Figure scripts

________________

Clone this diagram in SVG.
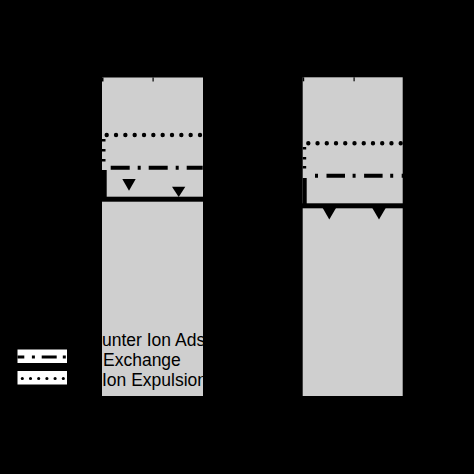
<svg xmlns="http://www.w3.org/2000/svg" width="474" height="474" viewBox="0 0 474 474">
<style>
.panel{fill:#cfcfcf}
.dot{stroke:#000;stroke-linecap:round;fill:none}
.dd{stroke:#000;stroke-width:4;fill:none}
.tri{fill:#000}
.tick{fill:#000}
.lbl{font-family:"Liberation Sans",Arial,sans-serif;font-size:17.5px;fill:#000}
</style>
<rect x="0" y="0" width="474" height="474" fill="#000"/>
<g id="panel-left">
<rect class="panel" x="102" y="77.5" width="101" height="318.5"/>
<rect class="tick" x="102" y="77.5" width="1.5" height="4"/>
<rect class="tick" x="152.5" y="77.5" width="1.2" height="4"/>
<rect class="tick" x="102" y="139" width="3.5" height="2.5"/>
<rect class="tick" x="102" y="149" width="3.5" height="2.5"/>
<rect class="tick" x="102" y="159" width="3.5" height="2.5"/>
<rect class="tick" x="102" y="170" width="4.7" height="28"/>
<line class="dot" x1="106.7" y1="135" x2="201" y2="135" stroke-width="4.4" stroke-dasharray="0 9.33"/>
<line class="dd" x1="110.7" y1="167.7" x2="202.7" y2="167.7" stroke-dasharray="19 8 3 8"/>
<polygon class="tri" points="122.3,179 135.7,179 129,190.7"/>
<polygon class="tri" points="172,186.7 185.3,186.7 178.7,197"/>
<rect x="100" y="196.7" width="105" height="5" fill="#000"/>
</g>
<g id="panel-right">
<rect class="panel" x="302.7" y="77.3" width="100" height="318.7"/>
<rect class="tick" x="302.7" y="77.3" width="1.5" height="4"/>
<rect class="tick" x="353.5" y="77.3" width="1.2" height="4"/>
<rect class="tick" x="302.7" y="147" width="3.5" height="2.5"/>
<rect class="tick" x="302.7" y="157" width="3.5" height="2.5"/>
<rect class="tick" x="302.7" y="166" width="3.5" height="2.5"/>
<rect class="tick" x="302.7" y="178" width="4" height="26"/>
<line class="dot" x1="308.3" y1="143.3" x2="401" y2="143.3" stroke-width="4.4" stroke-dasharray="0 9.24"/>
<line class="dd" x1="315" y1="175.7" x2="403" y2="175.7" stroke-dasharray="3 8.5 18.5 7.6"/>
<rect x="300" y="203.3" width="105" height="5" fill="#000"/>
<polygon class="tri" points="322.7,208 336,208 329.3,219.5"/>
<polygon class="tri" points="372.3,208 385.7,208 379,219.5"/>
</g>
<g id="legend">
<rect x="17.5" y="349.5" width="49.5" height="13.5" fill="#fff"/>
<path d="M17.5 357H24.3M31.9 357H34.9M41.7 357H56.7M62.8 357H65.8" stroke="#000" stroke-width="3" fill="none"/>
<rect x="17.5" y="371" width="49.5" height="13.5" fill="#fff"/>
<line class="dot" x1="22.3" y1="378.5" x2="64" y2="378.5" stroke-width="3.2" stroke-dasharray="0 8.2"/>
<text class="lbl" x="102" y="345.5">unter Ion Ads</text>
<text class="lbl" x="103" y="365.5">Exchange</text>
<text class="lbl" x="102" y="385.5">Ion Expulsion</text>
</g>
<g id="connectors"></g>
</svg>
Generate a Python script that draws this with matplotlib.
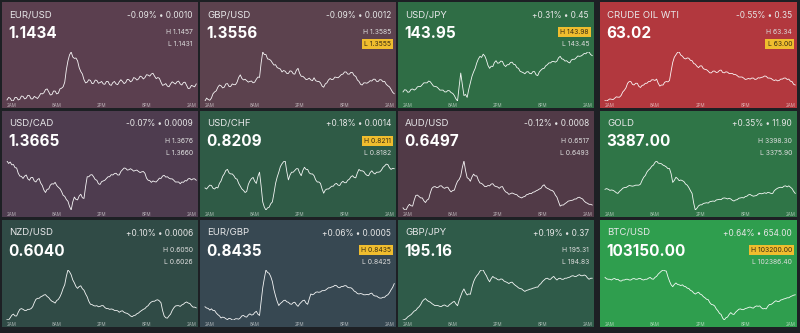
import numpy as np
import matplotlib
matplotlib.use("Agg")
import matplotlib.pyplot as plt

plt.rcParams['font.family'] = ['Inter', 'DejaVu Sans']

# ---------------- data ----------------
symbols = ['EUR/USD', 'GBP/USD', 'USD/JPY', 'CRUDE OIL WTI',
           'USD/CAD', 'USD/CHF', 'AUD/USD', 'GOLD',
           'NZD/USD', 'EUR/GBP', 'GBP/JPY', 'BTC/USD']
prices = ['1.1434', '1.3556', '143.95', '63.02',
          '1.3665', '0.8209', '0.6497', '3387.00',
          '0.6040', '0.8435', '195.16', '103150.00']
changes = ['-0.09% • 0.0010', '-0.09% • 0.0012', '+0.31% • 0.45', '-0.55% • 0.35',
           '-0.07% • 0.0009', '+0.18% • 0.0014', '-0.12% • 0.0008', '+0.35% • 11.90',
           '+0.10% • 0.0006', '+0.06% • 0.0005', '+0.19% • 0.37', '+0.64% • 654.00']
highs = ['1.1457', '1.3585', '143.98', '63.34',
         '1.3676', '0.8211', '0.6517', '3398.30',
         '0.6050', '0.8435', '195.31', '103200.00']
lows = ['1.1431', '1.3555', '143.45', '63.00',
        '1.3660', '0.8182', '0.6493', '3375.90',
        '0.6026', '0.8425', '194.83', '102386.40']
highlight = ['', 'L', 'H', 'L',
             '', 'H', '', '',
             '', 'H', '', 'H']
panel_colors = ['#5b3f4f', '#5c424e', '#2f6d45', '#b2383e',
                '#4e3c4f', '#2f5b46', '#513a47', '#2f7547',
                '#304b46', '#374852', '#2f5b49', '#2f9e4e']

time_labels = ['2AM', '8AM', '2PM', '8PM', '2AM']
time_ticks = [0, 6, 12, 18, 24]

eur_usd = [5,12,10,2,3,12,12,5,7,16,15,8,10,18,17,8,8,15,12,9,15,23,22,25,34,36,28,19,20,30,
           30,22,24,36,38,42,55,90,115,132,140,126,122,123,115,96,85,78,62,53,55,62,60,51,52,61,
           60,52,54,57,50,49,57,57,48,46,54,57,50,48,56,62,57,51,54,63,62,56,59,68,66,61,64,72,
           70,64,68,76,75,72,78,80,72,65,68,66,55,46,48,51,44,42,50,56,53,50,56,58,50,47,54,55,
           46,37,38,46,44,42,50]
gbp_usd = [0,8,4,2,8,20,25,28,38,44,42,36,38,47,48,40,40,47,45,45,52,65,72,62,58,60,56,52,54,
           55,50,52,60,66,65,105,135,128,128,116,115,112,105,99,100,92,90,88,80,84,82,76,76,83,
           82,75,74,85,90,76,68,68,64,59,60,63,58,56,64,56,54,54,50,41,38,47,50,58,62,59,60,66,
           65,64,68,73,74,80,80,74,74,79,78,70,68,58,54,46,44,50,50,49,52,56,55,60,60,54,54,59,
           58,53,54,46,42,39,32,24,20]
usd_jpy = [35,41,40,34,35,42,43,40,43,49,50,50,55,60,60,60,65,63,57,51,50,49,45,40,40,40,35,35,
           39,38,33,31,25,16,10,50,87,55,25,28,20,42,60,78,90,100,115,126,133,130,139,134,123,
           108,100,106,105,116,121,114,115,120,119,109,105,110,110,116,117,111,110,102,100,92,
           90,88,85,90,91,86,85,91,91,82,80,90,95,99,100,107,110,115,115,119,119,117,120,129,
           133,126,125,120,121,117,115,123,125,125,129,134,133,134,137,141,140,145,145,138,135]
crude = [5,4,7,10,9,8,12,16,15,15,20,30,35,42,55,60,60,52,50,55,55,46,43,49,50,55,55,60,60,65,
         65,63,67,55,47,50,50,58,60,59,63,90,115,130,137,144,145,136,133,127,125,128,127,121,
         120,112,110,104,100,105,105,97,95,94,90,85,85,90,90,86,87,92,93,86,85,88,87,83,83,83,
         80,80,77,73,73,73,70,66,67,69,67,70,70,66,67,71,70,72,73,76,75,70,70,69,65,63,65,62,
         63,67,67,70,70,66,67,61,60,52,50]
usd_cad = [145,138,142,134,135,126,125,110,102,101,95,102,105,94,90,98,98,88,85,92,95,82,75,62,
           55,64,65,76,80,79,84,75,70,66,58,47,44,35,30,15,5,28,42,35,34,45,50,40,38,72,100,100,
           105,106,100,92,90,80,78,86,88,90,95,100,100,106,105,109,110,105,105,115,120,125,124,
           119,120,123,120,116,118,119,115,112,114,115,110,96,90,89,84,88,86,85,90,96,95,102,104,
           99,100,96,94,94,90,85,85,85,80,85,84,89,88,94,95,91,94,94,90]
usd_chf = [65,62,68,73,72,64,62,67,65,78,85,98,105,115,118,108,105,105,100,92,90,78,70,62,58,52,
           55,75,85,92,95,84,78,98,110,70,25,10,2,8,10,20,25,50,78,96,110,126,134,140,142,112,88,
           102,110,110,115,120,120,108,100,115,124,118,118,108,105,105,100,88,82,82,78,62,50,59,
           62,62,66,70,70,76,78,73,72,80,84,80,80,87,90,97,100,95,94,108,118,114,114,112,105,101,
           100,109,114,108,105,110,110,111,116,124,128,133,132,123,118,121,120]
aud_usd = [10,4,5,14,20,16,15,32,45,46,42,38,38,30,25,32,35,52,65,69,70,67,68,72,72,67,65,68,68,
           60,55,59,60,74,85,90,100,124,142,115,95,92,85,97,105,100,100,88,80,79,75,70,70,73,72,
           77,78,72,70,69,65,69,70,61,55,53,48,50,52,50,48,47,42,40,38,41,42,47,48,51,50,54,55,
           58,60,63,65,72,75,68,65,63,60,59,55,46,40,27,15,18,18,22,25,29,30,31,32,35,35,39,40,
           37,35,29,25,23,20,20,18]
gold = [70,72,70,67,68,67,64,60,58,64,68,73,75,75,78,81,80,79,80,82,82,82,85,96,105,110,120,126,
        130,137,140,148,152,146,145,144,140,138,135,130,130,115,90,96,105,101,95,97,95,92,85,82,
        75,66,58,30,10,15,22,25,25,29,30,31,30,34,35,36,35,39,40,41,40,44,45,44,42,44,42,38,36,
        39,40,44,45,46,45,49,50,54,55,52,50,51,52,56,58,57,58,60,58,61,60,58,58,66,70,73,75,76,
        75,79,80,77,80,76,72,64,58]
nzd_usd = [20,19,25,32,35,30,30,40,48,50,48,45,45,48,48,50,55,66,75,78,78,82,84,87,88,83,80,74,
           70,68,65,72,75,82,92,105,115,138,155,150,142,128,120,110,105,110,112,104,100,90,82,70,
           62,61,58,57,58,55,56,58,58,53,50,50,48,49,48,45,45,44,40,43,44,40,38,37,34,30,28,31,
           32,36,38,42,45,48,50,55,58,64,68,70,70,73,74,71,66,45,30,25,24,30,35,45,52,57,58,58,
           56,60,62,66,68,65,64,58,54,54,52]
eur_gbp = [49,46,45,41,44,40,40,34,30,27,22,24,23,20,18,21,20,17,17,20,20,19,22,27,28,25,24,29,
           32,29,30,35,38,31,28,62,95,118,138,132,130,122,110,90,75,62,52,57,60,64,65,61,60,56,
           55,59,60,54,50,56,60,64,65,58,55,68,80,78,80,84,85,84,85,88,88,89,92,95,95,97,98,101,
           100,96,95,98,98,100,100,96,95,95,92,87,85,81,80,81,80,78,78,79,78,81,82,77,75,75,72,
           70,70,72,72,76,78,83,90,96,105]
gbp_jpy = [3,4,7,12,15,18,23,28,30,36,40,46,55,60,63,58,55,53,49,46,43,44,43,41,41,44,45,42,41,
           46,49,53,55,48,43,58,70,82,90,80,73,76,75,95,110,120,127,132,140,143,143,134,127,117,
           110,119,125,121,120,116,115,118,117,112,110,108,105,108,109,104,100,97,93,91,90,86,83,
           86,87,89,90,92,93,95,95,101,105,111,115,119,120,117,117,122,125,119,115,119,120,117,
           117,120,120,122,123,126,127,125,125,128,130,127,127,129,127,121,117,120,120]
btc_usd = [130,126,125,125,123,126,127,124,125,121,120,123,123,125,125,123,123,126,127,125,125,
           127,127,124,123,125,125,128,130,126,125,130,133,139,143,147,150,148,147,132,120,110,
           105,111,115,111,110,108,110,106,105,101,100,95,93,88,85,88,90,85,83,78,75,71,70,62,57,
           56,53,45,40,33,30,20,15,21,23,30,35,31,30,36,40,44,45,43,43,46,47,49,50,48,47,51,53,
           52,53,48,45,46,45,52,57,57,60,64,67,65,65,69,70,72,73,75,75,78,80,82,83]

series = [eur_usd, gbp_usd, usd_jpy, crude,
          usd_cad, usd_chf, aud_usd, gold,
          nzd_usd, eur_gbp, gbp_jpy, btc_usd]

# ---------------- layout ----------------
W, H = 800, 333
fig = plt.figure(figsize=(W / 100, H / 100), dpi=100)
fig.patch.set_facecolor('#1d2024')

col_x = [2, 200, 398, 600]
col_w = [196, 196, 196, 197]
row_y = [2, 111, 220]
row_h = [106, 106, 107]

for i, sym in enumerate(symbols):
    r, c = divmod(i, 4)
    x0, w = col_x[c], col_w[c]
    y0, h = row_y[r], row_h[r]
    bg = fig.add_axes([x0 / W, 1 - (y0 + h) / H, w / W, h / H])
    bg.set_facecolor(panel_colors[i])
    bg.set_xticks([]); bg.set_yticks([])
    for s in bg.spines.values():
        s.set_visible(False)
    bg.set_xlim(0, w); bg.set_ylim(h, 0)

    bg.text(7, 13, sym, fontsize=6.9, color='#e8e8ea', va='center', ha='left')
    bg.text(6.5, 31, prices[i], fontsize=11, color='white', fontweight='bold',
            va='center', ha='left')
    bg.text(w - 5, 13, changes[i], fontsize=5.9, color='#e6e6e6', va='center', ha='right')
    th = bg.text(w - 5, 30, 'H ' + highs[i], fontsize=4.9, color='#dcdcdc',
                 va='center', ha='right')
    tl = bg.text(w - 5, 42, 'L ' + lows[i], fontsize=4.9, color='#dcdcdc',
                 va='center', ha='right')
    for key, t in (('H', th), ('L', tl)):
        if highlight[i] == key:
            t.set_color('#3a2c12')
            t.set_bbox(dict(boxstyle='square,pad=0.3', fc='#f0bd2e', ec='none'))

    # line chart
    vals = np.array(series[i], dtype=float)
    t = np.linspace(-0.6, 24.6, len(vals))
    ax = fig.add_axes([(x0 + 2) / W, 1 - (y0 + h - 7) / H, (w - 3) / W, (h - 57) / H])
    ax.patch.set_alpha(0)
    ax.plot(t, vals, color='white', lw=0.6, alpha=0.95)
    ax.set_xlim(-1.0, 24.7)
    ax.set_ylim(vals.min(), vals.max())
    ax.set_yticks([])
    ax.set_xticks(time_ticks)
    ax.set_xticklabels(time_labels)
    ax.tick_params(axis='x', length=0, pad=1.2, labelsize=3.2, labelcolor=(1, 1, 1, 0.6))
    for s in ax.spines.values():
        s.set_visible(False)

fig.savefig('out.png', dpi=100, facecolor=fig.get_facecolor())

________________

Set exercise:
Show the lines that mention the word "this".

Output below:
Clone this diagram in SVG.
Generate a Python script that draws this with matplotlib.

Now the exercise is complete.